Combining the factors obtained in Step 4 and Step 5, we get the complete factorization of the determinant $$ \Delta $$:
$$ \Delta = (b-a)(c-a)(c-b)(ab+bc+ca) $$
To match common conventions, we can rewrite $$ (b-a) $$ as $$ -(a-b) $$, $$ (c-a) $$ as $$ -(a-c) $$, and $$ (c-b) $$ as $$ -(b-c) $$. This leads to:
$$ \Delta = (-(a-b)) (-(a-c)) (-(b-c)) (ab+bc+ca) $$
$$ \Delta = -(a-b)(a-c)(b-c)(ab+bc+ca) $$
Or, equivalently, by making sure the cyclical order is $$ (a-b)(b-c)(c-a) $$:
$$ \Delta = (a-b)(b-c)(c-a)(ab+bc+ca) $$
This expression shows all the factors of $$ \Delta $$.
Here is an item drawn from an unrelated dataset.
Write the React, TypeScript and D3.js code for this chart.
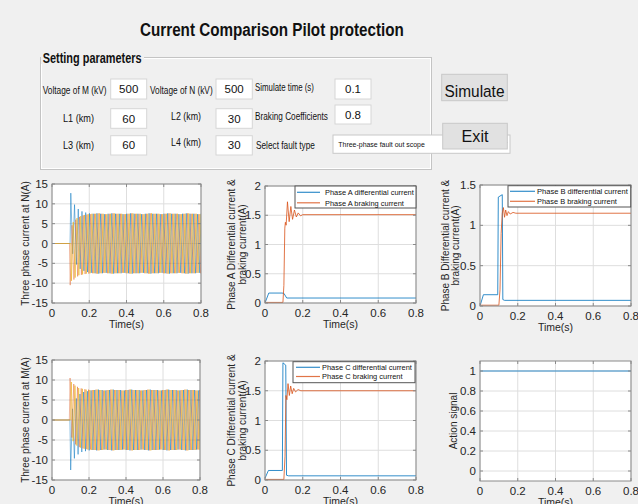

**step7** Checking Divisibility by the Options

Now we check each given option to see if it divides $$ \Delta $$:
A. Is $$ \Delta $$ divisible by $$ a-b $$?
Yes, because $$ (a-b) $$ is clearly a factor in the factored form of $$ \Delta $$.
B. Is $$ \Delta $$ divisible by $$ b-c $$?
Yes, because $$ (b-c) $$ is clearly a factor in the factored form of $$ \Delta $$.
C. Is $$ \Delta $$ divisible by $$ (c-a)(ab+bc+ca) $$?
Yes, because both $$ (c-a) $$ and $$ (ab+bc+ca) $$ are factors of $$ \Delta $$. Therefore, their product is also a factor of $$ \Delta $$.
Since $$ \Delta $$ is divisible by all three options A, B, and C, the correct answer is D. All of these.